-- start of GIVEN INFORMATION --

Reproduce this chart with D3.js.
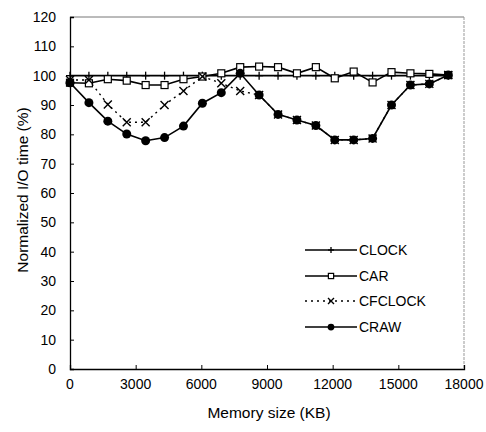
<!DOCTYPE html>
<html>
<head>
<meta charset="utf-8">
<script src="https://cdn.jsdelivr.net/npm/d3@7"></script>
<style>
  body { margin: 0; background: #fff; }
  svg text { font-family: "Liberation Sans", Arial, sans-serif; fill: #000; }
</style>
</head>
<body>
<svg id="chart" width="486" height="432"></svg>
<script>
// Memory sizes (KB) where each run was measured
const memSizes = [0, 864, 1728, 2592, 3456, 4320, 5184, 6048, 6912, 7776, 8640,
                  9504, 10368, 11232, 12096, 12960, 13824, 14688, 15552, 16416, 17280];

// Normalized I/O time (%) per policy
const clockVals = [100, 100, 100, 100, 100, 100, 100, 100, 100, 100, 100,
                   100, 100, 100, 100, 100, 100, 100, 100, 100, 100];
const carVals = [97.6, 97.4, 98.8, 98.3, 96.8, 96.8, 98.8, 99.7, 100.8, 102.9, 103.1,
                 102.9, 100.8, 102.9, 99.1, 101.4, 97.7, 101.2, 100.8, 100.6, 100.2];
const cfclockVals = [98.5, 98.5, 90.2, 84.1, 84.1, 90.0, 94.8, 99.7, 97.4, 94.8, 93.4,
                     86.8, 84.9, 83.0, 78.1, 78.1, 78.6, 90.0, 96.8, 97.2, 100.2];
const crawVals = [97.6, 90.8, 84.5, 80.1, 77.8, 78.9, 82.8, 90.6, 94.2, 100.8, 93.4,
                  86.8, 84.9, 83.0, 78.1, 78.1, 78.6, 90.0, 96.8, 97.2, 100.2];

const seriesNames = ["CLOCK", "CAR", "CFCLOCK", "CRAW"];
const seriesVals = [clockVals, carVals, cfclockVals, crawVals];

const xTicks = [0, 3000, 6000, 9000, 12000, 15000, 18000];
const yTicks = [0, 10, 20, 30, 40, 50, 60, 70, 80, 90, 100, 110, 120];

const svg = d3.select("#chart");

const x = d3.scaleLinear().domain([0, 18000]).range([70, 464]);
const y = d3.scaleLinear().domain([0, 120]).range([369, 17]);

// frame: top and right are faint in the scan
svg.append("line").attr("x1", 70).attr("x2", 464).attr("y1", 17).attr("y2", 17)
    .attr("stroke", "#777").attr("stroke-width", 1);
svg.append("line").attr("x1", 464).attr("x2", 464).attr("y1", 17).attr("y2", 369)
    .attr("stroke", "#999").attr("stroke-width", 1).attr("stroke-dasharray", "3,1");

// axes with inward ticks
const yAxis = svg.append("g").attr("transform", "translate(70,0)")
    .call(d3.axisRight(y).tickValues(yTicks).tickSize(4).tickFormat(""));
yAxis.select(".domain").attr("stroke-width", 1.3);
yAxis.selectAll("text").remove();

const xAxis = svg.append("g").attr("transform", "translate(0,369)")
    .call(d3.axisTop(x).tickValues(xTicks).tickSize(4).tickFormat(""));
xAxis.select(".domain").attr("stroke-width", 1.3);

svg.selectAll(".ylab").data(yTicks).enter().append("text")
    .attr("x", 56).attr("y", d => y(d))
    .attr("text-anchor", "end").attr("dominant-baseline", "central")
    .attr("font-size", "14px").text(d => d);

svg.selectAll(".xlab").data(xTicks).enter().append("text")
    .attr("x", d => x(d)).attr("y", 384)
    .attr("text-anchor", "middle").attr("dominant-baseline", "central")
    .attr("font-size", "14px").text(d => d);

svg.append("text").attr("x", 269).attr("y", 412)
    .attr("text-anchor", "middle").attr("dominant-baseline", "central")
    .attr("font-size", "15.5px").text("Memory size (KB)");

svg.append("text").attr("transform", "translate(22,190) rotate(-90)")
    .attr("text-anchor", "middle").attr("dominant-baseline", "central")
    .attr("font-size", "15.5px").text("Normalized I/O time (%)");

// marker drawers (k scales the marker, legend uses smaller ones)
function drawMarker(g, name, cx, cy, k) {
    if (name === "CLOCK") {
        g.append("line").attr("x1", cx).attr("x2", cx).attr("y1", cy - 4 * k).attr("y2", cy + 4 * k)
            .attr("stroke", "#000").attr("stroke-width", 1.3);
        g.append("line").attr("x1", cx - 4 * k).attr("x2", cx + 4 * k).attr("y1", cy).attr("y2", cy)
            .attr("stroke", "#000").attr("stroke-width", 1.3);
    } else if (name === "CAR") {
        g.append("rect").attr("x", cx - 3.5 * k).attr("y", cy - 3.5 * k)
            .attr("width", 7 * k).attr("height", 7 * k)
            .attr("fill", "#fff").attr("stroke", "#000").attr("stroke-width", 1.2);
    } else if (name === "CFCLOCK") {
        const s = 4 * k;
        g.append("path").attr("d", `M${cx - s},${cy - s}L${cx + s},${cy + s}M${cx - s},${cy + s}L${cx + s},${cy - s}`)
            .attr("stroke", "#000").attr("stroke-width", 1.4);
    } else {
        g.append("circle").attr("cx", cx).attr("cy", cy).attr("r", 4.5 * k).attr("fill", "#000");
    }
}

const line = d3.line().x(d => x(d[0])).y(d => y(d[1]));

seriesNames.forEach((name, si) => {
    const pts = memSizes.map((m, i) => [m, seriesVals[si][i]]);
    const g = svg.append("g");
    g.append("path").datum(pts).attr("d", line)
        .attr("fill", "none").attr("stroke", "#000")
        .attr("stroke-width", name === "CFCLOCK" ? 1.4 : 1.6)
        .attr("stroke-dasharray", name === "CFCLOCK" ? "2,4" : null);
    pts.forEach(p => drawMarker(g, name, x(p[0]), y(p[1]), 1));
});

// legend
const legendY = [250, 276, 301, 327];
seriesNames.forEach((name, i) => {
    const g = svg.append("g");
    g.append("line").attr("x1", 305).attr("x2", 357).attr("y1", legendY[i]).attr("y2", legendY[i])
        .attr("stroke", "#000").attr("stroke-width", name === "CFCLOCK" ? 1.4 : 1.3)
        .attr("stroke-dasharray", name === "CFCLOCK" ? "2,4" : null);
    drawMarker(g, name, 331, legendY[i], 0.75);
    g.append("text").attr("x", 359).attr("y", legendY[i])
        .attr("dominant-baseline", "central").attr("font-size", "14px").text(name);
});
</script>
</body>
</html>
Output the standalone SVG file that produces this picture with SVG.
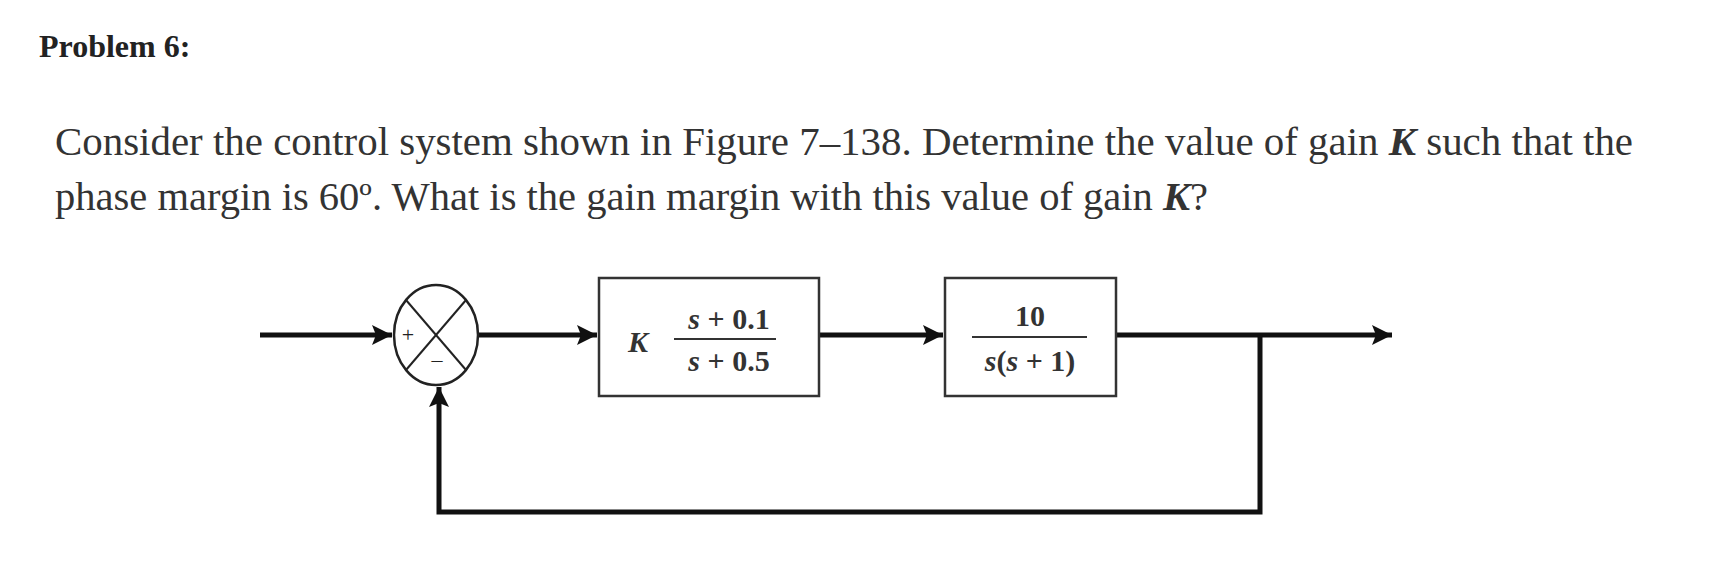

-- end of GIVEN INFORMATION --

## STATED EXERCISE
Skip every picture and return the lines above from the top through the one that contains "15552, 16416, 17280];".

## OUTPUT FOR THIS EXERCISE
Reproduce this chart with D3.js.
<!DOCTYPE html>
<html>
<head>
<meta charset="utf-8">
<script src="https://cdn.jsdelivr.net/npm/d3@7"></script>
<style>
  body { margin: 0; background: #fff; }
  svg text { font-family: "Liberation Sans", Arial, sans-serif; fill: #000; }
</style>
</head>
<body>
<svg id="chart" width="486" height="432"></svg>
<script>
// Memory sizes (KB) where each run was measured
const memSizes = [0, 864, 1728, 2592, 3456, 4320, 5184, 6048, 6912, 7776, 8640,
                  9504, 10368, 11232, 12096, 12960, 13824, 14688, 15552, 16416, 17280];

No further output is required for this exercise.